I picked up one ball of yarn after another, deciding which I liked the feeling and color of best. I shopped for the yarn like I was shopping for a sweater, it was a close enough comparison. I finally decided on a yarn made by Lion Brand Yarn, the brand Vanna’s Choice, the color cranberry. The yarn was dark red and very soft, I knew it would make something beautiful, whatever I decided to make. I assumed I would need more than one ball of yarn, so I bought three. I liked the look and feel of the Vanna’s Choice yarn and decided to get two balls in dusty rose and two in dusty green. I felt like I had just bought so much yarn, seven balls.

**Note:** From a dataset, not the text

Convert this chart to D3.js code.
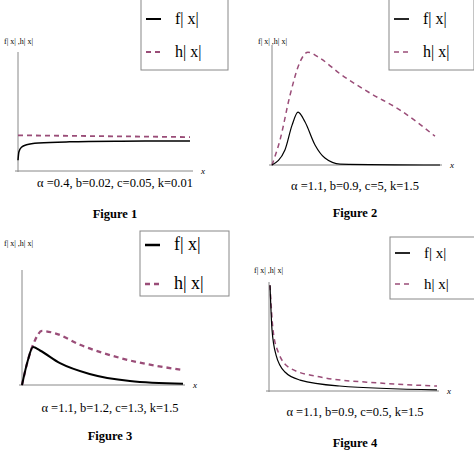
<!DOCTYPE html><html><head><meta charset="utf-8"><script src="https://cdn.jsdelivr.net/npm/d3@7"></script>
<style>body{margin:0;background:#fff}svg{font-family:"Liberation Serif",serif}</style></head><body>
<svg id="c" width="474" height="450"></svg>
<script>
const captions=["\u03b1 =0.4, b=0.02, c=0.05, k=0.01","\u03b1 =1.1, b=0.9, c=5, k=1.5","\u03b1 =1.1, b=1.2, c=1.3, k=1.5","\u03b1 =1.1, b=0.9, c=0.5, k=1.5"];
const titles=["Figure 1","Figure 2","Figure 3","Figure 4"];
const legendLabels=["f| x|","h| x|"];
const f1=[[0,0.9],[0.05,1.6],[0.2,2.0],[0.5,2.2],[1.2,2.35],[3,2.45],[6,2.5],[10,2.52]];
const h1=[[0,3.0],[10,2.85]];
const f2=[[0,0],[0.77,1.25],[1.19,3.3],[1.55,4.4],[1.96,3.6],[2.56,1.67],[3.15,0.58],[4.05,0.08],[10,0]];
const h2=[[0,0],[0.48,2.1],[1.07,5.8],[1.67,8.6],[2.14,9.4],[2.86,8.9],[4.05,7.6],[5.83,6.0],[7.6,4.6],[9.7,2.4]];
const f3=[[0,0],[0.37,2.17],[0.68,3.3],[1.12,3.0],[2.36,1.9],[4.2,0.96],[6.7,0.35],[10,0.1]];
const h3=[[0,0],[0.37,2.17],[0.81,3.9],[1.24,4.7],[2.05,4.5],[3.6,3.5],[6.1,2.35],[10,1.3]];
const f4=[[0.06,9.7],[0.18,5.6],[0.42,3.3],[0.95,1.74],[1.85,1.0],[4.2,0.46],[10,0.1]];
const h4=[[0.06,9.7],[0.24,5.6],[0.54,3.6],[1.25,2.1],[3.0,1.3],[6.6,0.73],[10,0.46]];
const panels=[
 {f:f1,h:h1,x0:18,x1:190,ax1:193,yb:171,yt:52,lg:[141,-2,228,70,19,52],cx:115,cy:187,ty:218,fs:16,lw:1.5,ylab:[4,44]},
 {f:f2,h:h2,x0:272,x1:440,ax1:442,yb:165,yt:45,lg:[389,-2,474,70,19,52],cx:355,cy:190,ty:217,fs:16,lw:1.2,ylab:[258,44]},
 {f:f3,h:h3,x0:22,x1:183,ax1:185,yb:385,yt:270,lg:[140,231,229,296,245,284],cx:110,cy:412,ty:440,fs:18,lw:2,ylab:[4,246]},
 {f:f4,h:h4,x0:269,x1:437,ax1:439,yb:391,yt:282,lg:[390,237,476,299,253,284],cx:355,cy:416,ty:447,fs:15,lw:1.2,ylab:[254,273]}
];
const svg=d3.select("#c");
panels.forEach((p,i)=>{
 const x=d3.scaleLinear().domain([0,10]).range([p.x0,p.x1]);
 const y=d3.scaleLinear().domain([0,10]).range([p.yb,p.yt]);
 const g=svg.append("g");
 g.append("line").attr("x1",p.x0).attr("x2",p.x0).attr("y1",p.yt).attr("y2",p.yb+1).attr("stroke","#888");
 g.append("line").attr("x1",p.x0-3).attr("x2",p.ax1).attr("y1",p.yb).attr("y2",p.yb).attr("stroke","#888");
 g.append("text").attr("x",p.ax1+8).attr("y",p.yb+3).attr("font-size",9).attr("font-style","italic").text("x");
 g.append("text").attr("x",p.ylab[0]).attr("y",p.ylab[1]).attr("font-size",8).text("f| x| ,h| x|");
 const line=d3.line().x(d=>x(d[0])).y(d=>y(d[1])).curve(d3.curveMonotoneX);
 g.append("path").attr("d",line(p.h)).attr("fill","none").attr("stroke","#9a4d78").attr("stroke-width",p.lw+0.3).attr("stroke-dasharray","5,4");
 g.append("path").attr("d",line(p.f)).attr("fill","none").attr("stroke","#000").attr("stroke-width",p.lw);
 const [lx0,ly0,lx1,ly1,fy,hy]=p.lg;
 g.append("rect").attr("x",lx0).attr("y",ly0).attr("width",lx1-lx0).attr("height",ly1-ly0).attr("fill","#fff").attr("stroke","#888");
 g.append("line").attr("x1",lx0+5).attr("x2",lx0+20).attr("y1",fy).attr("y2",fy).attr("stroke","#000").attr("stroke-width",p.lw+0.5);
 g.append("line").attr("x1",lx0+5).attr("x2",lx0+22).attr("y1",hy).attr("y2",hy).attr("stroke","#9a4d78").attr("stroke-width",p.lw+0.3).attr("stroke-dasharray","5,4");
 g.append("text").attr("x",lx0+34).attr("y",fy+5).attr("font-size",p.fs).text(legendLabels[0]);
 g.append("text").attr("x",lx0+34).attr("y",hy+5).attr("font-size",p.fs).text(legendLabels[1]);
 g.append("text").attr("x",p.cx).attr("y",p.cy).attr("text-anchor","middle").attr("font-size",12.5).text(captions[i]);
 g.append("text").attr("x",p.cx).attr("y",p.ty).attr("text-anchor","middle").attr("font-size",12.5).attr("font-weight","bold").text(titles[i]);
});
</script></body></html>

I was swimming, or so I thought. Actually, I had only walked onto the shore, I hadn’t even put my feet in the water yet. I have come to think of crochet like Lake Tahoe. Lake Tahoe is the largest alpine, second deepest and sixth largest lake in North America. In other words, it is really big. Lake Tahoe has a large shelf before it drops off into the deep. If you wanted to remain on the shore or wade into the water up to your waist or shoulders, just like you could at Lake Tahoe, crochet allows you to do that; with very little knowledge and preparation, you will be proficient. But, if you want to go into the depths of Lake Tahoe, you cannot just swim, you need to have the right tools. I was comfortable on the shelf in the water up to my shoulders, and then someone introduced me to a website for crochet patterns and I knew I couldn’t remain on the shelf. Today, using a wide variety of tools, I am swimming, further and deeper each day. But, even today, sometimes I like to be reckless and buy yarn just because it is pretty and soft.